*Work to do*. Go through the data below and copy it exactly, skipping every picture.

(Entries with chart source code)
>>
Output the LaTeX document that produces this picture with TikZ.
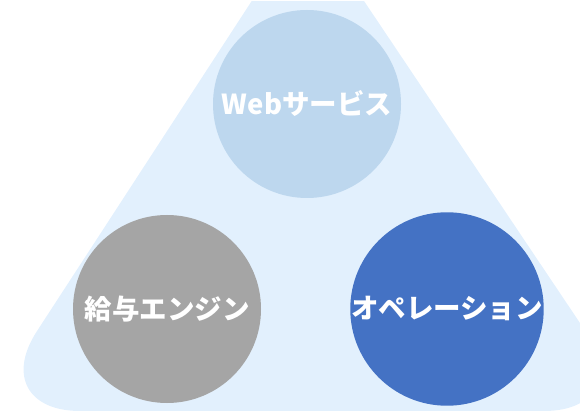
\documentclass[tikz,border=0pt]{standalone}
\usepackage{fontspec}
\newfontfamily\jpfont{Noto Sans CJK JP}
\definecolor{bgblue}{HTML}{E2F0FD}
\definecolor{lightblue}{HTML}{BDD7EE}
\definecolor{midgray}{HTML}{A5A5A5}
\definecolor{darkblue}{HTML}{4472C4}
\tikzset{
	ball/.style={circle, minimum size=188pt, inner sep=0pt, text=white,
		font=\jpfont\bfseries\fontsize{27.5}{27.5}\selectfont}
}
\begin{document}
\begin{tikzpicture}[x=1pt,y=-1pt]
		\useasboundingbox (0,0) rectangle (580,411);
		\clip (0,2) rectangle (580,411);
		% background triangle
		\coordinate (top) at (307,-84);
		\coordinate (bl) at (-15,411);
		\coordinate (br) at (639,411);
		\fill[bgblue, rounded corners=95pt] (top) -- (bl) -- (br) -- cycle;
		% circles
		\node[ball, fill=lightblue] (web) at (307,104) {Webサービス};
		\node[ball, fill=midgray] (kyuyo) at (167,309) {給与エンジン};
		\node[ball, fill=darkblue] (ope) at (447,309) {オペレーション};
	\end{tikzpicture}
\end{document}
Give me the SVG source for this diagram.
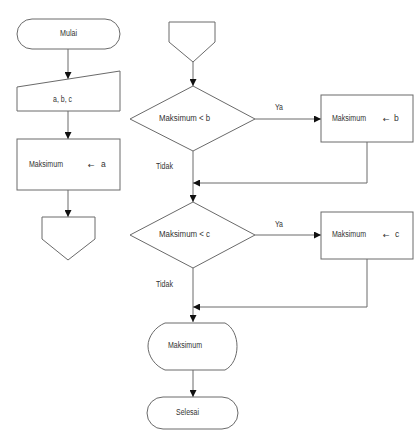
<<
*Answer to the problem*.
Output the LaTeX document that produces this picture with TikZ.
\documentclass[tikz,border=0pt]{standalone}
\usepackage{fontspec}
\newfontfamily\jpfont{Noto Sans CJK JP}
\definecolor{bgblue}{HTML}{E2F0FD}
\definecolor{lightblue}{HTML}{BDD7EE}
\definecolor{midgray}{HTML}{A5A5A5}
\definecolor{darkblue}{HTML}{4472C4}
\tikzset{
	ball/.style={circle, minimum size=188pt, inner sep=0pt, text=white,
		font=\jpfont\bfseries\fontsize{27.5}{27.5}\selectfont}
}
\begin{document}
\begin{tikzpicture}[x=1pt,y=-1pt]
		\useasboundingbox (0,0) rectangle (580,411);
		\clip (0,2) rectangle (580,411);
		% background triangle
		\coordinate (top) at (307,-84);
		\coordinate (bl) at (-15,411);
		\coordinate (br) at (639,411);
		\fill[bgblue, rounded corners=95pt] (top) -- (bl) -- (br) -- cycle;
		% circles
		\node[ball, fill=lightblue] (web) at (307,104) {Webサービス};
		\node[ball, fill=midgray] (kyuyo) at (167,309) {給与エンジン};
		\node[ball, fill=darkblue] (ope) at (447,309) {オペレーション};
	\end{tikzpicture}
\end{document}
Give me the SVG source for this diagram.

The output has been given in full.